Photography: The Taj Mahal prohibits tripods inside. Come during the golden hour — either early morning or late afternoon — for the best light.
Food safety: Stick to cooked food at established places. Street food is wonderful but start slowly if your stomach is not used to Indian spices.
Entry fees: Foreigners pay higher entry at most monuments — carry your passport for verification.
FAQs — 5 Nights 6 Days Golden Triangle Tour
Q1. Is 5 nights 6 days enough for the Golden Triangle?
Yes, it is the ideal duration. Shorter trips (3–4 days) rush through the cities without giving you enough time at each place. Six days allows you to explore Agra Fort, Fatehpur Sikri, Amber Fort, and Old Delhi without feeling like you are racing a clock.
Q2. What is the best route for the Golden Triangle tour?
The most efficient route is Delhi → Agra → Jaipur → Delhi. This avoids backtracking and the drives between cities are comfortable. Some people reverse it (Delhi → Jaipur → Agra → Delhi), which also works well depending on your arrival point.

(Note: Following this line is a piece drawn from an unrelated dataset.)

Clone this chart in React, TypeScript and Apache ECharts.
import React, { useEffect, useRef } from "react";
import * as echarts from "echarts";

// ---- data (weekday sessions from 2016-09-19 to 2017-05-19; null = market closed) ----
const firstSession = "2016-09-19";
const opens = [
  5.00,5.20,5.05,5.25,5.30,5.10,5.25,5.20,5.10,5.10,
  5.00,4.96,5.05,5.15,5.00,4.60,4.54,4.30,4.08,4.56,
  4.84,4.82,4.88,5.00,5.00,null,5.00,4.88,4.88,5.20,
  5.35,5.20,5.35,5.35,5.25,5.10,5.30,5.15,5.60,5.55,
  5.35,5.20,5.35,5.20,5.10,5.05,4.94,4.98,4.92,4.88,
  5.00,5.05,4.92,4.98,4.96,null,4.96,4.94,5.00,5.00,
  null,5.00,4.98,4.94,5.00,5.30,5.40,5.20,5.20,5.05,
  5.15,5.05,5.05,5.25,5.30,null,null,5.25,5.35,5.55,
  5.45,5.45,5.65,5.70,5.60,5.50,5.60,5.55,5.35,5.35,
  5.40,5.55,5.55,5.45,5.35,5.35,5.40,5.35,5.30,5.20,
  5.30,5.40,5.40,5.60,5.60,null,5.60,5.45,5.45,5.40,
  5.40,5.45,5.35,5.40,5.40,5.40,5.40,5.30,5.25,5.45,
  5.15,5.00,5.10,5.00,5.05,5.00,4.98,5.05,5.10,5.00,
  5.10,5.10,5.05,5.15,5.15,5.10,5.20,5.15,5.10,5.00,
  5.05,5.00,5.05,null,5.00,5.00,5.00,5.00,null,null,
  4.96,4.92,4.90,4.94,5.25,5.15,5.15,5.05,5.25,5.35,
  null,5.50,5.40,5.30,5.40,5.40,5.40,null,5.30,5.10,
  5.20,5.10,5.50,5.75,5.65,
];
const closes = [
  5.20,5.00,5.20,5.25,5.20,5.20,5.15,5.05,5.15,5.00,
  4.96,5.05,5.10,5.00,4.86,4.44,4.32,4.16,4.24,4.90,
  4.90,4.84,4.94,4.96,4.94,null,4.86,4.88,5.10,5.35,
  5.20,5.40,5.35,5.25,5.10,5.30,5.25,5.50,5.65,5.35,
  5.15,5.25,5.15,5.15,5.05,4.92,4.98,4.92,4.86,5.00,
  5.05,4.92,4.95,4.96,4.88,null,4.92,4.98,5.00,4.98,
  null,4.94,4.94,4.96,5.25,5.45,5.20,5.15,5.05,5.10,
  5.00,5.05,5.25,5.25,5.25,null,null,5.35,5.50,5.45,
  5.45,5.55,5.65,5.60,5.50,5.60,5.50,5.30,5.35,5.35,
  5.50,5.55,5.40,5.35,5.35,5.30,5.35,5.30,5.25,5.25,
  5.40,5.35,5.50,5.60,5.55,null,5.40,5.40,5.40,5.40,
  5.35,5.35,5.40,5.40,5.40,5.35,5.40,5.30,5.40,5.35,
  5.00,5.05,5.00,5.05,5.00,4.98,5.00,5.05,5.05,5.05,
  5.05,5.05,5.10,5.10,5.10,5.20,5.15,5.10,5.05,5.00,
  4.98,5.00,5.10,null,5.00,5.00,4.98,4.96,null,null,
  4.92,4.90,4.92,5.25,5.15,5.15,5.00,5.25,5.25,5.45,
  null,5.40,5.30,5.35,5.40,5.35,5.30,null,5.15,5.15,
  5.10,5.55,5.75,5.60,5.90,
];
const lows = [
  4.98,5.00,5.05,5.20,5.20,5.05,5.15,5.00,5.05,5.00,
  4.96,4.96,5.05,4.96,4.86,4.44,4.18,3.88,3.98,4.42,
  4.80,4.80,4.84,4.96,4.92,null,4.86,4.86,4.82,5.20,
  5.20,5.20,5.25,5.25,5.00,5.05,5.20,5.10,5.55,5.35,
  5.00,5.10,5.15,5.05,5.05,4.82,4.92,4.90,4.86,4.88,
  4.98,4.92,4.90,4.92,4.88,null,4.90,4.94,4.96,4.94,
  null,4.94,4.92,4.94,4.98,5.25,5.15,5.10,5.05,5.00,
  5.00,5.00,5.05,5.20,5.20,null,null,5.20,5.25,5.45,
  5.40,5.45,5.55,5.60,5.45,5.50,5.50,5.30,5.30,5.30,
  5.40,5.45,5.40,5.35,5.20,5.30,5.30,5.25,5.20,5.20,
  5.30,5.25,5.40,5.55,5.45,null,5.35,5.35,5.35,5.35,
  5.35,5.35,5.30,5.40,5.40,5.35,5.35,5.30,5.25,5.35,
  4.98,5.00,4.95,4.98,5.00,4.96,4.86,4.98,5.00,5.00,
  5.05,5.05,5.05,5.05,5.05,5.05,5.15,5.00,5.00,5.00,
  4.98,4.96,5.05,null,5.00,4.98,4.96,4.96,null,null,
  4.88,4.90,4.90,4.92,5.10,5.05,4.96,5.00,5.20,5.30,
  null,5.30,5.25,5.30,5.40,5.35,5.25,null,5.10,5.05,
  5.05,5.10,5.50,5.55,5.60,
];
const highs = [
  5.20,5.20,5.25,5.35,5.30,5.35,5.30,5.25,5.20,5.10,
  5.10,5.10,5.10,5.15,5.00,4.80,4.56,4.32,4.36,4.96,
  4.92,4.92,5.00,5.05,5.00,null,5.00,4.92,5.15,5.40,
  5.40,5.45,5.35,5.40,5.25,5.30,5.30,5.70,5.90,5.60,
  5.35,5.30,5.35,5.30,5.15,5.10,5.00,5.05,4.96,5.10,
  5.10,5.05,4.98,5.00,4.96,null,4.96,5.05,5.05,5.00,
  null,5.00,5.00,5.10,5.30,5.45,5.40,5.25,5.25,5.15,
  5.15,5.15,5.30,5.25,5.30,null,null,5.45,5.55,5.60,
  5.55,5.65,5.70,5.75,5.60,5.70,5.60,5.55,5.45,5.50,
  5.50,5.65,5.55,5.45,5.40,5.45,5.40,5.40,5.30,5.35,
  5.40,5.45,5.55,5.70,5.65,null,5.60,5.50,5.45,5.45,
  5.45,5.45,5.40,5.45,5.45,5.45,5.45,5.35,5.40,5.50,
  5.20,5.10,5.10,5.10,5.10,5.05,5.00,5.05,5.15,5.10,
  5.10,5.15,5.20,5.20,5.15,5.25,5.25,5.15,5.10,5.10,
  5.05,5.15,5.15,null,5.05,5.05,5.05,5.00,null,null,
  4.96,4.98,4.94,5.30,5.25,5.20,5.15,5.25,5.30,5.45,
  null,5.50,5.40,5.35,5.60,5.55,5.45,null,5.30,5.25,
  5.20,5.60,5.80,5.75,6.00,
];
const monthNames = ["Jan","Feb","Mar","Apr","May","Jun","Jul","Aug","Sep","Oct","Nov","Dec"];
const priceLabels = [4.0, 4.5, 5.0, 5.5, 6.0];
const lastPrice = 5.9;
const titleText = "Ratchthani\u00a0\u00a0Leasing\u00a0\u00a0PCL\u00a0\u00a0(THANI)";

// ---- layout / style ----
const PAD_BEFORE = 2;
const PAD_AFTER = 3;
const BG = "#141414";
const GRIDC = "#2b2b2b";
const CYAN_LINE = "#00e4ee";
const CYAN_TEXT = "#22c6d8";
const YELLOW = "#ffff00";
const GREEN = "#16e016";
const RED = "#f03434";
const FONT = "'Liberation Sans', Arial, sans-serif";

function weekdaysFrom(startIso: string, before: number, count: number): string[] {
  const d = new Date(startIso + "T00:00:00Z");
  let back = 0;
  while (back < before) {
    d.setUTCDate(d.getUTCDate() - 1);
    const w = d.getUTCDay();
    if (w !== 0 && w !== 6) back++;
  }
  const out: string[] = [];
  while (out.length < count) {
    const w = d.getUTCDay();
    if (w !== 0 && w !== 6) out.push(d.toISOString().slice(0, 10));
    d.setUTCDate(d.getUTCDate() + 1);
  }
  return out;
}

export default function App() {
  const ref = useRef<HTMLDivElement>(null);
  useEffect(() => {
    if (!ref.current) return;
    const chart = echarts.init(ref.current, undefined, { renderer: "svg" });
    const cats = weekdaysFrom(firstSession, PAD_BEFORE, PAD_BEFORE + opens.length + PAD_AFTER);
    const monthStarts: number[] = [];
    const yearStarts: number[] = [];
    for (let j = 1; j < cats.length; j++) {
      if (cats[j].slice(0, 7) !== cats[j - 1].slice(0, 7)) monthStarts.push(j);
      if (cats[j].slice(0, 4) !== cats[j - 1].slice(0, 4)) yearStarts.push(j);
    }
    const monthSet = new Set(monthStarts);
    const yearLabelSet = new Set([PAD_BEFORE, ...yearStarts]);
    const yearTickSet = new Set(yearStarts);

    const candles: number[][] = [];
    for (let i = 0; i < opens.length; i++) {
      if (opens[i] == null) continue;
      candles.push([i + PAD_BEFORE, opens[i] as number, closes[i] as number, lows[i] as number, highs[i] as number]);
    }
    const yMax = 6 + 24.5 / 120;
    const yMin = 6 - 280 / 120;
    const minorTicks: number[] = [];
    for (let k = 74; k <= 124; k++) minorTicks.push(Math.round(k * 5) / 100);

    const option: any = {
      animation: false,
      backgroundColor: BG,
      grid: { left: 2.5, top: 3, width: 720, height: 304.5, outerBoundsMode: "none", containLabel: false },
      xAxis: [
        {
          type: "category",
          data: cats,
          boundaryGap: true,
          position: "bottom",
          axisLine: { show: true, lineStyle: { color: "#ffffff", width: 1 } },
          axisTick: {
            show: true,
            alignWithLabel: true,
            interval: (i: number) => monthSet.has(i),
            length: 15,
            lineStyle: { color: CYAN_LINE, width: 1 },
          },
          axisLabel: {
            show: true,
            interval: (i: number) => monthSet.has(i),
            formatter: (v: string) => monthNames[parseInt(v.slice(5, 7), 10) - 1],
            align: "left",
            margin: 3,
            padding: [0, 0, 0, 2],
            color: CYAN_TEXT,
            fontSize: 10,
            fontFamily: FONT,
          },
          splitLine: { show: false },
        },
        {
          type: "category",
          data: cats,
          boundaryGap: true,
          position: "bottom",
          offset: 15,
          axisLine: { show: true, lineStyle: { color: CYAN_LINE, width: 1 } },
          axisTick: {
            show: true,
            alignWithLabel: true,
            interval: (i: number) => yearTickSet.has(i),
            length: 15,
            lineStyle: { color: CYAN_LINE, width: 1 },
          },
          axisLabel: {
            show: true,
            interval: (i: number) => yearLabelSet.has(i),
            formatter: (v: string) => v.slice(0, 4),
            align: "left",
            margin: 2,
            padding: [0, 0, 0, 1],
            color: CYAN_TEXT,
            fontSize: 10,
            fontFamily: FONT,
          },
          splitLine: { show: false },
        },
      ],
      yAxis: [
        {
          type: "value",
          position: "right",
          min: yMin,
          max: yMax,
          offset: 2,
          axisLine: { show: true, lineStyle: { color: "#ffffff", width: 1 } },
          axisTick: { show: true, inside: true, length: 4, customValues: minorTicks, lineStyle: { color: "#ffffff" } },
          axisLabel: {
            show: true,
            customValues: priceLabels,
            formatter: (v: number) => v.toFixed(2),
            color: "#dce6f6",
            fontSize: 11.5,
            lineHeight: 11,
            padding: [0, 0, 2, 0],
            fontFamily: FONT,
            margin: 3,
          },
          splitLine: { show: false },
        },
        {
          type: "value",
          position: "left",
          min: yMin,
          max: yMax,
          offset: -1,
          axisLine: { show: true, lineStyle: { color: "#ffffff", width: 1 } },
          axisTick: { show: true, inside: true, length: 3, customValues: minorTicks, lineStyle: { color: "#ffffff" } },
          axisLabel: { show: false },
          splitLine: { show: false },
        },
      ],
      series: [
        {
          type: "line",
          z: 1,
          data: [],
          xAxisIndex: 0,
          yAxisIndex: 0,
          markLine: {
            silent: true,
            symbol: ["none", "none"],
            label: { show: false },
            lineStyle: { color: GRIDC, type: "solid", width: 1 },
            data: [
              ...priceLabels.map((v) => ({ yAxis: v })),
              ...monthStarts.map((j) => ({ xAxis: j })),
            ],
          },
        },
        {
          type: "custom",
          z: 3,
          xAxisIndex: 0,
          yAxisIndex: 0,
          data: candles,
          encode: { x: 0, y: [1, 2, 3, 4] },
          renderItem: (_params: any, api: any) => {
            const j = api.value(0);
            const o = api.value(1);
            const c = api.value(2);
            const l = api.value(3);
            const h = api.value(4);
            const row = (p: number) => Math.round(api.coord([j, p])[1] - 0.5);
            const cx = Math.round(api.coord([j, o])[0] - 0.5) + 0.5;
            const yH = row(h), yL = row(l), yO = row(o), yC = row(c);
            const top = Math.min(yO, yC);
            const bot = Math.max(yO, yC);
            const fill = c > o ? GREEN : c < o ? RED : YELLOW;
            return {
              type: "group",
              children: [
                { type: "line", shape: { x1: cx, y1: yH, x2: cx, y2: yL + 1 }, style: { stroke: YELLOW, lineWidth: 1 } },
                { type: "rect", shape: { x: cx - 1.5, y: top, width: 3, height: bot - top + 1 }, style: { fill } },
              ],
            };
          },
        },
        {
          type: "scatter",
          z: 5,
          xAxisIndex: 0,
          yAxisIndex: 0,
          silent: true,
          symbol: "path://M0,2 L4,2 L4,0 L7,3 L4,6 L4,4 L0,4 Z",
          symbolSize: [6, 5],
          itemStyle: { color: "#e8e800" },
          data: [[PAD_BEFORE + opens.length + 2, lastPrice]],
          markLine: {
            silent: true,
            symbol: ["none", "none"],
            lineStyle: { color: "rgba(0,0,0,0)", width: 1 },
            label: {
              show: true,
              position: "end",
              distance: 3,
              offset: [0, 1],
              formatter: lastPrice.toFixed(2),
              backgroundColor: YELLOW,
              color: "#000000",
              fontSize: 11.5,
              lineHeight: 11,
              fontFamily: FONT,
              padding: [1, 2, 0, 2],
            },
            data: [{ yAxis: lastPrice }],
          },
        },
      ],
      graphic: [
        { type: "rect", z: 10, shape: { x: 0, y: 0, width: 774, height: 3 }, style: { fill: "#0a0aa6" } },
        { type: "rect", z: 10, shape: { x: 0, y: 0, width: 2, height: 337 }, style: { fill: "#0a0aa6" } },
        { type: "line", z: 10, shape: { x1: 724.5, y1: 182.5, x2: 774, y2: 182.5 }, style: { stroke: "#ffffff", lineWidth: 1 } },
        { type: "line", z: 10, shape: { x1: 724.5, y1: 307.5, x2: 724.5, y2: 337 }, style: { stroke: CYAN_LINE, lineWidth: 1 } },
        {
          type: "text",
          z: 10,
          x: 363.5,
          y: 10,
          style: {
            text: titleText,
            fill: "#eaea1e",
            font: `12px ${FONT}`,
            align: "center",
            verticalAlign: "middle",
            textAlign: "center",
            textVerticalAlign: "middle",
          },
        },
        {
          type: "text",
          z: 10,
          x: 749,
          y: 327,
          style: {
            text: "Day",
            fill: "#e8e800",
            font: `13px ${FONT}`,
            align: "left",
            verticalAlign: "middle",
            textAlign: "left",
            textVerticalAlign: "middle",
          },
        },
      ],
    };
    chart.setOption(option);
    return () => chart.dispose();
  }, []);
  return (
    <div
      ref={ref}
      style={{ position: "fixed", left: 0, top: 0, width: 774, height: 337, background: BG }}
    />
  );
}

Q3. How do I get between Delhi, Agra, and Jaipur?
Private car hire is the most convenient option. Trains are available — the Gatimaan Express from Delhi to Agra is excellent. For budget travelers, RSRTC buses run between Jaipur and Agra reliably.
Q4. Is the Golden Triangle tour safe for solo travelers?
Yes, especially if you book with a reputable operator. Solo female travelers should take extra care in crowded markets — follow standard urban travel precautions, use registered cabs, and avoid isolated areas after dark.
Q5. What should I not miss on this tour?
Fatehpur Sikri and Mehtab Bagh at sunrise are the two most underrated stops on the circuit. Most people focus entirely on the Taj Mahal and Amber Fort — which you should absolutely see — but these two will surprise you the most.
Q6. What is the average cost of a 5 nights 6 days Golden Triangle tour?
Costs vary widely based on hotel category and travel style. Budget travelers can complete the circuit for around $300–400 USD. Mid-range trips (comfortable hotels, private transfers) typically run $600–900 USD. Luxury tours with heritage hotels can go above $1,500 USD.
Q7. Do I need a visa for India?
Most nationalities require a visa. India's e-Visa (available online) is valid for most tourism purposes and is straightforward to apply for. Check the official Indian government visa portal for your country's specific requirements.
Q8. Can I visit the Taj Mahal at sunrise?
Yes, and it is highly recommended. The Taj Mahal opens at sunrise (approximately 6 AM) and the early morning light on the white marble is extraordinary. The crowds are also significantly lighter in the first hour. The site is closed on Fridays.
Q9. How physically demanding is this tour?
Moderate. Most monuments involve a fair amount of walking on uneven stone surfaces. Amber Fort has a steep incline. People with mobility concerns should check accessibility options in advance. Overall, if you can walk comfortably for two to three hours a day, the tour is very manageable.
Q10. Is it better to book a private tour or join a group tour?
Private tours give you flexibility — you set the pace, stop where you want, and spend more time at places that interest you. Group tours are more economical and good for solo travelers who want company. For families or couples, private is almost always worth the added cost.